Bien entendu, les parties pourraient décider de lier l'IRS à un contrat de crédit déterminé en sorte que la disparition de ce dernier aurait un impact sur le premier.

La Cour a cependant constaté que tel n'était pas le cas en l'espèce.

André-Pierre André-Dumont

Avocat, Maître de conférences à l'U.C.L.

[1] Comm. Bruxelles, 22 novembre 2012, R.D.C., 2016, p. 259, note B. Caulier, « Swap d'intérêt (IRS) et sanction des normes de comportement de MiFID ».
[2] L'arrêt ne fait par ailleurs pas état du disclaimer ayant servi de fondement à la décision du premier juge.
[3] Un swap de taux d'intérêt est « un contrat engageant deux parties, au terme duquel l'une des parties paie un flux financier représentatif d'intérêts à taux fixe et reçoit un flux d'intérêt à taux variable; l'autre partie payant évidemment le flux d'intérêts à taux variable et recevant le flux d'intérêt à taux fixe » (P.-A. Boulat et P.-Y. Chabert, Les swaps. Technique contractuelle et régime juridique, Paris, Masson, 1992, p. 14). Suivant la Cour de justice: « Par ces contrats, les parties s'engagent réciproquement à verser à l'autre partie la différence entre les montants résultant de l'application des taux d'intérêts convenus dans différentes hypothèses. En vertu desdits contrats, si le taux d'intérêt Euribor mensuel est inférieur au taux fixe ainsi convenu, le client doit payer la différence qui en résulte à la banque et si, au contraire, le taux d'intérêt Euribor dépasse le taux fixe convenu, la banque doit payer la différence au client. » (C.J.U.E., 30 mai 2013, C-604/11).
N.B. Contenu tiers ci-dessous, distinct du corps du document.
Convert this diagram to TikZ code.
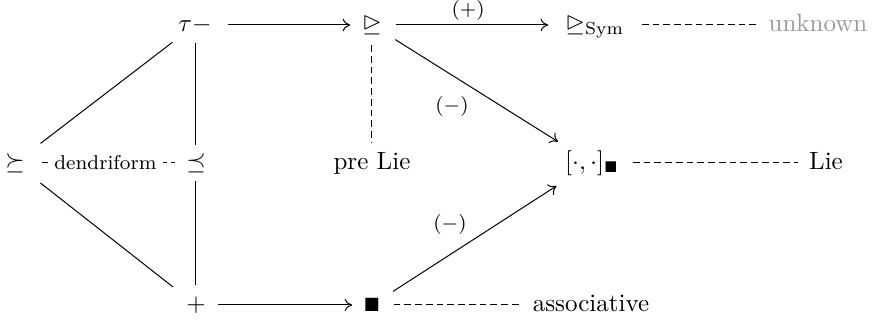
\documentclass[tikz,border=0pt]{standalone}
\usepackage{amssymb}
\usetikzlibrary{arrows.meta}
\begin{document}
\begin{tikzpicture}[x=0.4pt,y=-0.4pt,
  obj/.style={text height=7pt,text depth=2pt,inner sep=0pt,outer sep=0pt},
  lbl/.style={font=\footnotesize,inner sep=1pt},
  arr/.style={-{To[length=3pt,width=5pt]},line width=0.4pt},
  dsh/.style={dash pattern=on 2.7pt off 1.6pt,line width=0.4pt},
  pl/.style={line width=0.4pt}]
\useasboundingbox (0,0) rectangle (883,325);
\node[obj] (sg) at (15,163) {$\succeq$};
\node[obj] (pr) at (196,163) {$\preceq$};
\node[obj] (tau) at (195,25) {$\tau{-}$};
\node[obj] (plus) at (196,305) {$+$};
\node[obj] (tri) at (372,25) {$\trianglerighteq$};
\node[obj] (sym) at (595,25) {$\trianglerighteq_{\mathrm{Sym}}$};
\node[obj,text=black!40] (unk) at (818,25) {unknown};
\node[obj] (pre) at (372,163) {pre Lie};
\node[obj] (br) at (592,163) {$[\cdot,\cdot]_{\scriptscriptstyle\blacksquare}$};
\node[obj] (lie) at (826,163) {Lie};
\node[obj] (sq) at (372,305) {$\scriptstyle\blacksquare$};
\node[obj] (asso) at (591,305) {associative};
% arrows
\draw[arr,shorten <=6.4pt,shorten >=4.8pt] (tau.east) -- (tri.west);
\draw[arr,shorten <=5.8pt,shorten >=7pt] (tri.east) -- node[lbl,above=0.6pt,pos=0.47] {$(+)$} (sym.west);
\draw[arr,shorten <=5pt,shorten >=4.8pt] (plus.east) -- (sq.west);
\draw[arr,shorten <=6.4pt,shorten >=7.6pt] (tri) -- (br);
\draw[arr,shorten <=6.3pt,shorten >=8.6pt] (sq) -- (br);
\node[lbl] (m1) at (452,107) {$(-)$};
\node[lbl] (m2) at (450,225) {$(-)$};
% plain lines
\draw[pl,shorten <=8pt,shorten >=4pt] (sg) -- (tau);
\draw[pl,shorten <=8pt,shorten >=6.7pt] (sg) -- (plus);
\draw[pl,shorten <=2.8pt,shorten >=2.7pt] (tau.south -| pr) -- (pr.north);
\draw[pl,shorten <=2.7pt,shorten >=3.5pt] (pr.south) -- (plus.north -| pr);
% dashed
\draw[dsh,shorten <=7pt,shorten >=4.4pt] (sym.east) -- (unk.west);
\draw[dsh,shorten <=5.6pt,shorten >=4.6pt] (br.east) -- (lie.west);
\draw[dsh,shorten <=5.5pt,shorten >=5pt] (sq.east) -- (asso.west);
\draw[dsh,shorten <=3.6pt,shorten >=3.5pt] (tri.south) -- (pre.north);
\draw[dsh,shorten <=7pt,shorten >=4.5pt] (sg.east) -- node[lbl,fill=white,inner sep=2.5pt] {dendriform} (pr.west);
\end{tikzpicture}
\end{document}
[4] Sur les différents « usages » d'un IRS, voy. J. Sad, « Les swaps de taux d'intérêts: cinq ans de jurisprudence », D.B.F., 2015/6, p. 378, nos 7 et 8.
[5] Cet article prévoit en effet que sont des instruments financiers « les contrats d'option, contrats à terme ferme (futurs), contrats d'échange, accords de taux futurs et tous autres contrats dérivés relatifs à des valeurs mobilières, des monnaies et des taux d'intérêt (…) ».
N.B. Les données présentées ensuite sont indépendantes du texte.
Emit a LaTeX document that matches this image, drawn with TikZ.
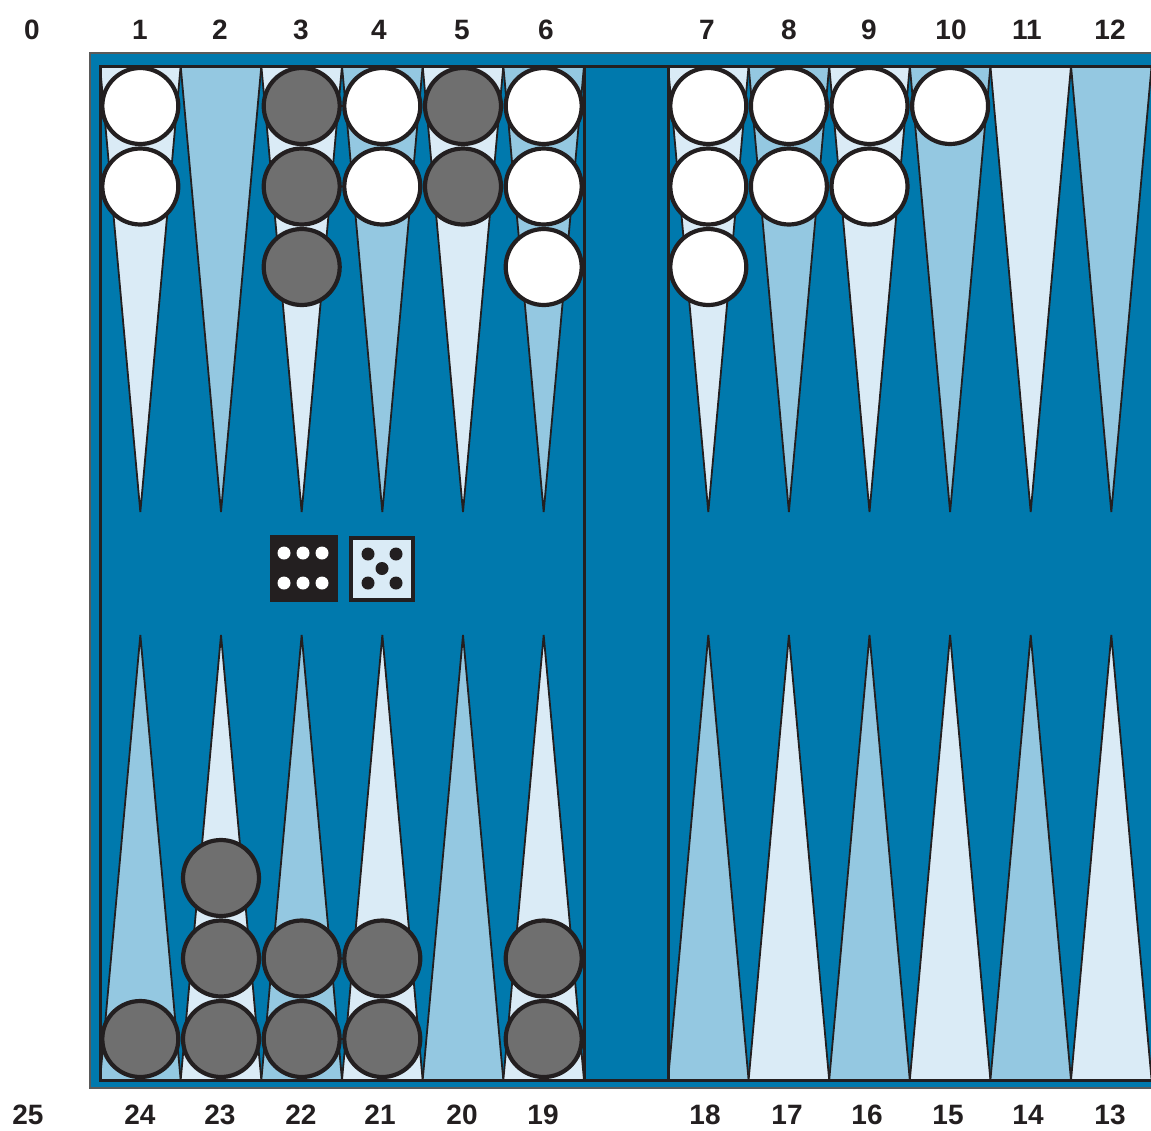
\documentclass[tikz,border=0pt]{standalone}
\usepackage{fontspec}
\setsansfont{Liberation Sans}
\definecolor{boardblue}{HTML}{0079AD}
\definecolor{medpt}{HTML}{94C8E1}
\definecolor{lightpt}{HTML}{DAEBF6}
\definecolor{darkline}{HTML}{231F20}
\definecolor{graychk}{HTML}{6F6F6F}
\definecolor{framegray}{HTML}{5A5A5A}
\begin{document}
\begin{tikzpicture}[x=1pt,y=-1pt,
  pointtri/.style={draw=darkline,line width=1.8pt,line join=miter},
  checker/.style={circle,draw=darkline,line width=4.2pt,inner sep=0pt,minimum size=76pt},
  whitechk/.style={checker,fill=white},
  graychk/.style={checker,fill=graychk},
  numlbl/.style={font=\sffamily\bfseries\fontsize{28}{31}\selectfont,text=darkline,inner sep=0pt},
  pipw/.style={circle,fill=white,inner sep=0pt,minimum size=13pt},
  pipb/.style={circle,fill=darkline,inner sep=0pt,minimum size=13pt}]
\useasboundingbox (0,0) rectangle (1151,1130);
\clip (0,0) rectangle (1151,1130);
\fill[white] (0,0) rectangle (1151,1130);
% frame
\filldraw[fill=boardblue,draw=framegray,line width=1.5pt] (90,53) rectangle (1180,1088);
\filldraw[fill=boardblue,draw=darkline,line width=3pt] (100,66) rectangle (1190,1080);
% points, left half
\foreach \i/\tc/\bc in {1/lightpt/medpt,2/medpt/lightpt,3/lightpt/medpt,4/medpt/lightpt,5/lightpt/medpt,6/medpt/lightpt} {
  \pgfmathsetmacro\xl{100+(\i-1)*80.667}
  \pgfmathsetmacro\xr{\xl+80.667}
  \pgfmathsetmacro\xc{\xl+40.333}
  \filldraw[pointtri,fill=\tc] (\xl,66) -- (\xc,512) -- (\xr,66) -- cycle;
  \filldraw[pointtri,fill=\bc] (\xl,1080) -- (\xc,635) -- (\xr,1080) -- cycle;
}
% points, right half
\foreach \i/\tc/\bc in {1/lightpt/medpt,2/medpt/lightpt,3/lightpt/medpt,4/medpt/lightpt,5/lightpt/medpt,6/medpt/lightpt} {
  \pgfmathsetmacro\xl{668+(\i-1)*80.6}
  \pgfmathsetmacro\xr{\xl+80.6}
  \pgfmathsetmacro\xc{\xl+40.3}
  \filldraw[pointtri,fill=\tc] (\xl,66) -- (\xc,512) -- (\xr,66) -- cycle;
  \filldraw[pointtri,fill=\bc] (\xl,1080) -- (\xc,635) -- (\xr,1080) -- cycle;
}
% bar
\filldraw[fill=boardblue,draw=darkline,line width=3pt] (584,66) rectangle (668,1080);
\draw[darkline,line width=3pt] (100,66) -- (1190,66);
\draw[darkline,line width=3pt] (100,1080) -- (1190,1080);
\draw[darkline,line width=3pt] (100,66) -- (100,1080);
% checkers top (x centres)
\foreach \x/\n/\s in {140.3/2/whitechk, 301.7/3/graychk, 382.3/2/whitechk, 463/2/graychk, 543.7/3/whitechk,
                       708.3/3/whitechk, 788.9/2/whitechk, 869.5/2/whitechk, 950.1/1/whitechk} {
  \foreach \k in {1,...,\n} {
    \node[\s] (ct-\x-\k) at (\x,{106+(\k-1)*80.5}) {};
  }
}
% checkers bottom
\foreach \x/\n/\s in {140.3/1/graychk, 221/3/graychk, 301.7/2/graychk, 382.3/2/graychk, 543.7/2/graychk} {
  \foreach \k in {1,...,\n} {
    \node[\s] (cb-\x-\k) at (\x,{1039-(\k-1)*80.5}) {};
  }
}
% dice
\node[fill=darkline,inner sep=0pt,minimum width=68pt,minimum height=67pt] (dieA) at (304,568.5) {};
\foreach \px in {284,303,322} {
  \node[pipw] (pa-\px-1) at (\px,553) {};
  \node[pipw] (pa-\px-2) at (\px,583) {};
}
\node[fill=lightpt,draw=darkline,line width=4pt,inner sep=0pt,minimum width=62pt,minimum height=62pt] (dieB) at (382,568.5) {};
\foreach \px/\py [count=\c] in {368/554,396/554,382/568.5,368/583,396/583} {
  \node[pipb] (pb-\c) at (\px,\py) {};
}
% labels top
\foreach \t/\x in {0/32,1/140,2/220,3/301,4/379,5/462,6/546,7/707,8/789,9/869,10/951,11/1027,12/1110} {
  \node[numlbl] (nt-\t) at (\x,30) {\t};
}
% labels bottom
\foreach \t/\x in {25/28,24/140,23/220,22/301,21/380,20/462,19/543,18/705,17/787,16/867,15/948,14/1028,13/1110} {
  \node[numlbl] (nb-\t) at (\x,1115) {\t};
}
\end{tikzpicture}
\end{document}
[6] Voy. J. Sad, « Les swaps de taux d'intérêts: cinq ans de jurisprudence », D.B.F., 2015/6, p. 383, n° 15; C. Alter et L. Van Muylem, « Contrats de couverture et swap de taux d'intérêts (IRS): les vestiges de pratiques bancaires révolues », in Liber amicorum F. Glansdroff et P. Legros, Bruxelles, Bruylant, 2014, p. 58, n° 12.
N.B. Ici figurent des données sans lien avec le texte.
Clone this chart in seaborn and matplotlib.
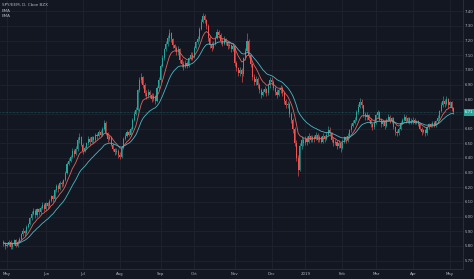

[7] C.J.U.E., 30 mai 2013, C-604/11, n° 49.
[8] La personnalisation ne semblait pas faire l'objet de débats en l'espèce.
[9] B. Caulier, « Swap d'intérêt (IRS) et sanction des normes de comportement de MiFID » (note sous Comm. Bruxelles, 22 novembre 2012), R.D.C., 2016, p. 264, n° 5.
[10] C.J.U.E., 30 mai 2013, C-604/11; C. Alter et L. Van Muylem, « Contrats de couverture et swap de taux d'intérêts (IRS): les vestiges de pratiques bancaires révolues », in Liber amicorum F. Glansdroff et P. Legros, Bruxelles, Bruylant, 2014, p. 60, n° 15.
[11] Règlement délégué de la Commission du 25 avril 2016 complétant la directive n° 2014/65/UE du Parlement européen et du Conseil en ce qui concerne les exigences organisationnelles et les conditions d'exercice applicables aux entreprises d'investissement et la définition de certains termes aux fins de ladite directive.
[12] Art. 9 du règlement délégué.
[13] J. Sad, « Les swaps de taux d'intérêts. Cinq ans de jurisprudence », D.B.F., 2015/6, p. 388, n° 24; Comm. Bruxelles, 24 avril 2014, A/12/08167, inédit; Bruxelles, 12 septembre 2014, 2012/AR/2142, inédit; Comm. Bruxelles, 13 mai 2013, J.T., 2013, p. 480; Bruxelles, 30 septembre 2013, R.D.C., 2015, p. 213; Comm. Bruxelles, 9 février 2011, J.T., 2011, p. 400.
[14] Bruxelles, 23 mars 2017, 2011/AR/1227, inédit; Bruxelles, 23 mars 2017, 2011/AR/1228, inédit.
[15] O. Stevens, « Interest rate swaps: autonoom en aleatoir » (note sous Comm. Bruxelles, 24 avril 2014), R.D.C., 2016, p. 274, nos 6 et 7; J. Sad, « Les swaps de taux d'intérêts: cinq ans de jurisprudence », D.B.F., 2015/6, p. 386, n° 21.